The electron g-factor (2.00231930436256) is accurate to 12 decimal places based on 2018 CODATA values. For protons and neutrons, we use the Particle Data Group recommended values with similar precision.
Note: Experimental measurements now achieve parts-per-trillion accuracy for electrons.
Can this calculator handle composite particles?
For composite particles like nuclei, you should:
- Use the total spin quantum number I
- Use the nuclear g-factor (varies by isotope)
- Use nuclear magneton (μN) instead of μB
Example: For ¹³C (I=0.5, g=1.40482), μ = 0.7024 μN
What’s the difference between spin and orbital magnetic moments?
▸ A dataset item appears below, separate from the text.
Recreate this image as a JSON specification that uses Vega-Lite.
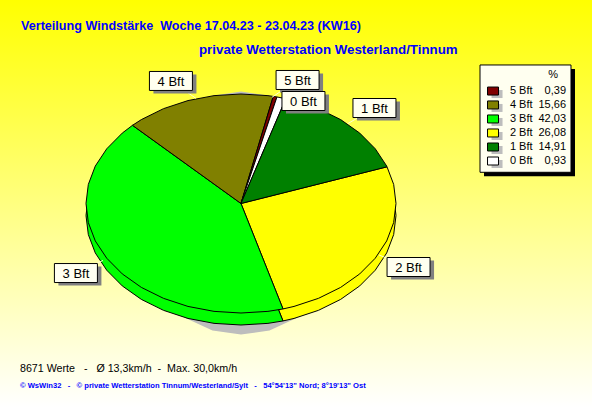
{"$schema":"https://vega.github.io/schema/vega-lite/v6.json","width":592,"height":407,"padding":0,"autosize":{"type":"fit","contains":"padding"},"background":"#ffffff","config":{"view":{"stroke":null}},
"datasets":{
"pie":[
{"s":"2 Bft","o":0,"u":0,"v":0},{"s":"2 Bft","o":1,"u":0.942,"v":0.335},{"s":"2 Bft","o":2,"u":0.985,"v":0.174},{"s":"2 Bft","o":3,"u":1,"v":0},{"s":"2 Bft","o":4,"u":0.985,"v":-0.174},{"s":"2 Bft","o":5,"u":0.94,"v":-0.342},{"s":"2 Bft","o":6,"u":0.866,"v":-0.5},{"s":"2 Bft","o":7,"u":0.766,"v":-0.643},{"s":"2 Bft","o":8,"u":0.643,"v":-0.766},{"s":"2 Bft","o":9,"u":0.5,"v":-0.866},{"s":"2 Bft","o":10,"u":0.342,"v":-0.94},{"s":"2 Bft","o":11,"u":0.271,"v":-0.963},{"s":"2 Bft","o":12,"u":0,"v":0},
{"s":"3 Bft","o":0,"u":0,"v":0},{"s":"3 Bft","o":1,"u":0.271,"v":-0.963},{"s":"3 Bft","o":2,"u":0.174,"v":-0.985},{"s":"3 Bft","o":3,"u":0,"v":-1},{"s":"3 Bft","o":4,"u":-0.174,"v":-0.985},{"s":"3 Bft","o":5,"u":-0.342,"v":-0.94},{"s":"3 Bft","o":6,"u":-0.5,"v":-0.866},{"s":"3 Bft","o":7,"u":-0.643,"v":-0.766},{"s":"3 Bft","o":8,"u":-0.766,"v":-0.643},{"s":"3 Bft","o":9,"u":-0.866,"v":-0.5},{"s":"3 Bft","o":10,"u":-0.94,"v":-0.342},{"s":"3 Bft","o":11,"u":-0.985,"v":-0.174},{"s":"3 Bft","o":12,"u":-1,"v":0},{"s":"3 Bft","o":13,"u":-0.985,"v":0.174},{"s":"3 Bft","o":14,"u":-0.94,"v":0.342},{"s":"3 Bft","o":15,"u":-0.866,"v":0.5},{"s":"3 Bft","o":16,"u":-0.766,"v":0.643},{"s":"3 Bft","o":17,"u":-0.7,"v":0.714},{"s":"3 Bft","o":18,"u":0,"v":0},
{"s":"4 Bft","o":0,"u":0,"v":0},{"s":"4 Bft","o":1,"u":-0.7,"v":0.714},{"s":"4 Bft","o":2,"u":-0.643,"v":0.766},{"s":"4 Bft","o":3,"u":-0.5,"v":0.866},{"s":"4 Bft","o":4,"u":-0.342,"v":0.94},{"s":"4 Bft","o":5,"u":-0.174,"v":0.985},{"s":"4 Bft","o":6,"u":0,"v":1},{"s":"4 Bft","o":7,"u":0.174,"v":0.985},{"s":"4 Bft","o":8,"u":0.208,"v":0.978},{"s":"4 Bft","o":9,"u":0,"v":0},
{"s":"5 Bft","o":0,"u":0,"v":0},{"s":"5 Bft","o":1,"u":0.208,"v":0.978},{"s":"5 Bft","o":2,"u":0.232,"v":0.973},{"s":"5 Bft","o":3,"u":0,"v":0},
{"s":"0 Bft","o":0,"u":0,"v":0},{"s":"0 Bft","o":1,"u":0.232,"v":0.973},{"s":"0 Bft","o":2,"u":0.289,"v":0.957},{"s":"0 Bft","o":3,"u":0,"v":0},
{"s":"1 Bft","o":0,"u":0,"v":0},{"s":"1 Bft","o":1,"u":0.289,"v":0.957},{"s":"1 Bft","o":2,"u":0.342,"v":0.94},{"s":"1 Bft","o":3,"u":0.5,"v":0.866},{"s":"1 Bft","o":4,"u":0.643,"v":0.766},{"s":"1 Bft","o":5,"u":0.766,"v":0.643},{"s":"1 Bft","o":6,"u":0.866,"v":0.5},{"s":"1 Bft","o":7,"u":0.94,"v":0.342},{"s":"1 Bft","o":8,"u":0.942,"v":0.335},{"s":"1 Bft","o":9,"u":0,"v":0}
],
"shade":[
{"o":0,"u":0.71,"v":-0.087},{"o":1,"u":0.686,"v":0.2},{"o":2,"u":0.615,"v":0.468},{"o":3,"u":0.502,"v":0.698},{"o":4,"u":0.355,"v":0.874},{"o":5,"u":0.184,"v":0.985},{"o":6,"u":0,"v":1.023},{"o":7,"u":-0.184,"v":0.985},{"o":8,"u":-0.355,"v":0.874},{"o":9,"u":-0.502,"v":0.698},{"o":10,"u":-0.615,"v":0.468},{"o":11,"u":-0.686,"v":0.2},{"o":12,"u":-0.71,"v":-0.087},{"o":13,"u":-0.686,"v":-0.374},{"o":14,"u":-0.615,"v":-0.642},{"o":15,"u":-0.502,"v":-0.872},{"o":16,"u":-0.355,"v":-1.048},{"o":17,"u":-0.184,"v":-1.159},{"o":18,"u":0,"v":-1.197},{"o":19,"u":0.184,"v":-1.159},{"o":20,"u":0.355,"v":-1.048},{"o":21,"u":0.502,"v":-0.872},{"o":22,"u":0.615,"v":-0.642},{"o":23,"u":0.686,"v":-0.374}
],
"labels":[
{"s":"4 Bft","u":-0.452,"v":1.119,"ru":-0.29,"rv":0.96},
{"s":"5 Bft","u":0.365,"v":1.128,"ru":0.2,"rv":0.97},
{"s":"0 Bft","u":0.403,"v":0.936,"ru":0.26,"rv":0.95},
{"s":"1 Bft","u":0.861,"v":0.872,"ru":0.69,"rv":0.73},
{"s":"2 Bft","u":1.081,"v":-0.58,"ru":0.89,"rv":-0.47},
{"s":"3 Bft","u":-1.065,"v":-0.635,"ru":-0.89,"rv":-0.52}
],
"legend":[
{"s":"5 Bft","pct":"0,39","v":1.027,"u":1.735,"su":1.626,"pu":2.097},
{"s":"4 Bft","pct":"15,66","v":0.9,"u":1.735,"su":1.626,"pu":2.097},
{"s":"3 Bft","pct":"42,03","v":0.772,"u":1.735,"su":1.626,"pu":2.097},
{"s":"2 Bft","pct":"26,08","v":0.644,"u":1.735,"su":1.626,"pu":2.097},
{"s":"1 Bft","pct":"14,91","v":0.516,"u":1.735,"su":1.626,"pu":2.097},
{"s":"0 Bft","pct":"0,93","v":0.388,"u":1.735,"su":1.626,"pu":2.097}
]
},
"encoding":{
"x":{"field":"u","type":"quantitative","axis":null,"scale":{"domain":[-1.5548,2.2645],"nice":false,"zero":false}},
"y":{"field":"v","type":"quantitative","axis":null,"scale":{"domain":[-1.8584,1.8584],"nice":false,"zero":false}}
},
"layer":[
{"data":{"values":[{"u":-1.5548,"u2":2.2645,"v":1.8584,"v2":-1.8584}]},"mark":{"type":"rect","color":{"gradient":"linear","x1":0,"y1":0,"x2":0,"y2":1,"stops":[{"offset":0,"color":"#ffff00"},{"offset":1,"color":"#ffffff"}]}},"encoding":{"x2":{"field":"u2"},"y2":{"field":"v2"}}},
{"data":{"name":"shade"},"mark":{"type":"line","fill":"#bdbdbd","stroke":"#bdbdbd","strokeWidth":0},"encoding":{"order":{"field":"o","type":"quantitative"}}},
{"data":{"name":"pie"},"mark":{"type":"line","stroke":"#000000","strokeWidth":1,"yOffset":12},"encoding":{"order":{"field":"o","type":"quantitative"},"detail":{"field":"s"},"fill":{"field":"s","type":"nominal","legend":null,"scale":{"domain":["5 Bft","4 Bft","3 Bft","2 Bft","1 Bft","0 Bft"],"range":["#800000","#808000","#00ff00","#ffff00","#008000","#ffffff"]}}}},
{"data":{"name":"pie"},"mark":{"type":"line","stroke":"#000000","strokeWidth":1},"encoding":{"order":{"field":"o","type":"quantitative"},"detail":{"field":"s"},"fill":{"field":"s","type":"nominal","legend":null,"scale":{"domain":["5 Bft","4 Bft","3 Bft","2 Bft","1 Bft","0 Bft"],"range":["#800000","#808000","#00ff00","#ffff00","#008000","#ffffff"]}}}},
{"data":{"name":"labels"},"mark":{"type":"rule","stroke":"#ffffd0","strokeWidth":1},"encoding":{"x2":{"field":"ru"},"y2":{"field":"rv"}}},
{"data":{"name":"labels"},"mark":{"type":"rect","width":43,"height":19,"fill":"#808080","xOffset":4,"yOffset":3},"encoding":{}},
{"data":{"name":"labels"},"mark":{"type":"rect","width":43,"height":19,"fill":"#fffff0","stroke":"#000000","strokeWidth":1},"encoding":{}},
{"data":{"name":"labels"},"mark":{"type":"text","font":"Liberation Sans","fontSize":13,"color":"#000000","align":"center","baseline":"middle","dy":1},"encoding":{"text":{"field":"s"}}},
{"data":{"values":[{"u":1.542,"u2":2.129,"v":1.265,"v2":0.285}]},"mark":{"type":"rect","fill":"#000000","xOffset":4,"x2Offset":4,"yOffset":4,"y2Offset":4},"encoding":{"x2":{"field":"u2"},"y2":{"field":"v2"}}},
{"data":{"values":[{"u":1.542,"u2":2.129,"v":1.265,"v2":0.285}]},"mark":{"type":"rect","fill":"#fffff0","stroke":"#000000","strokeWidth":1},"encoding":{"x2":{"field":"u2"},"y2":{"field":"v2"}}},
{"data":{"name":"legend"},"mark":{"type":"rect","width":11,"height":8,"fill":"#bdbdbd","xOffset":4,"yOffset":3},"encoding":{"x":{"field":"su","type":"quantitative","axis":null,"scale":{"domain":[-1.5548,2.2645],"nice":false,"zero":false}}}},
{"data":{"name":"legend"},"mark":{"type":"rect","width":11,"height":8,"stroke":"#000000","strokeWidth":1},"encoding":{"x":{"field":"su","type":"quantitative","axis":null,"scale":{"domain":[-1.5548,2.2645],"nice":false,"zero":false}},"fill":{"field":"s","type":"nominal","legend":null,"scale":{"domain":["5 Bft","4 Bft","3 Bft","2 Bft","1 Bft","0 Bft"],"range":["#800000","#808000","#00ff00","#ffff00","#008000","#ffffff"]}}}},
{"data":{"name":"legend"},"mark":{"type":"text","font":"Liberation Sans","fontSize":11,"color":"#000000","align":"left","baseline":"middle"},"encoding":{"text":{"field":"s"}}},
{"data":{"name":"legend"},"mark":{"type":"text","font":"Liberation Sans","fontSize":11,"color":"#000000","align":"right","baseline":"middle"},"encoding":{"x":{"field":"pu","type":"quantitative","axis":null,"scale":{"domain":[-1.5548,2.2645],"nice":false,"zero":false}},"text":{"field":"pct"}}},
{"data":{"values":[{"u":2.013,"v":1.174,"t":"%"}]},"mark":{"type":"text","font":"Liberation Sans","fontSize":11,"color":"#000000","align":"center","baseline":"middle"},"encoding":{"text":{"field":"t"}}},
{"data":{"values":[{"u":-1.419,"v":1.621,"t":"Verteilung Windstärke\u00a0\u00a0Woche 17.04.23 - 23.04.23 (KW16)"}]},"mark":{"type":"text","font":"Liberation Sans","fontSize":12.6,"fontWeight":"bold","color":"#0000ff","align":"left","baseline":"middle"},"encoding":{"text":{"field":"t"}}},
{"data":{"values":[{"u":-0.271,"v":1.406,"t":"private Wetterstation Westerland/Tinnum"}]},"mark":{"type":"text","font":"Liberation Sans","fontSize":13.3,"fontWeight":"bold","color":"#0000ff","align":"left","baseline":"middle"},"encoding":{"text":{"field":"t"}}},
{"data":{"values":[{"u":-1.426,"v":-1.511,"t":"8671 Werte\u00a0\u00a0\u00a0-\u00a0\u00a0\u00a0Ø 13,3km/h\u00a0\u00a0-\u00a0\u00a0Max. 30,0km/h"}]},"mark":{"type":"text","font":"Liberation Sans","fontSize":10.7,"color":"#000000","align":"left","baseline":"middle"},"encoding":{"text":{"field":"t"}}},
{"data":{"values":[{"u":-1.426,"v":-1.667,"t":"© WsWin32\u00a0\u00a0\u00a0-\u00a0\u00a0\u00a0© private Wetterstation Tinnum/Westerland/Sylt\u00a0\u00a0\u00a0-\u00a0\u00a0\u00a054°54'13\" Nord; 8°19'13\" Ost"}]},"mark":{"type":"text","font":"Liberation Sans","fontSize":7.6,"fontWeight":"bold","color":"#0000ff","align":"left","baseline":"middle"},"encoding":{"text":{"field":"t"}}}
]}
Spin magnetic moment: Arises from intrinsic angular momentum (quantized as ±ħ/2 for electrons). Always present.
Orbital magnetic moment: Arises from electron’s motion around nucleus (quantized as mħ where m=-l,…,l). Depends on orbital angular momentum.
Total magnetic moment is the vector sum of both, explained by the Lande g-factor formula.
How does this relate to Stern-Gerlach experiment?
The 1922 Stern-Gerlach experiment demonstrated space quantization of magnetic moments, proving:
- Only discrete orientations exist (m_s = ±1/2 for electrons)
- Magnetic moment is quantized in units of μB
- Particles have intrinsic angular momentum
This experiment provided the first direct evidence for spin angular momentum.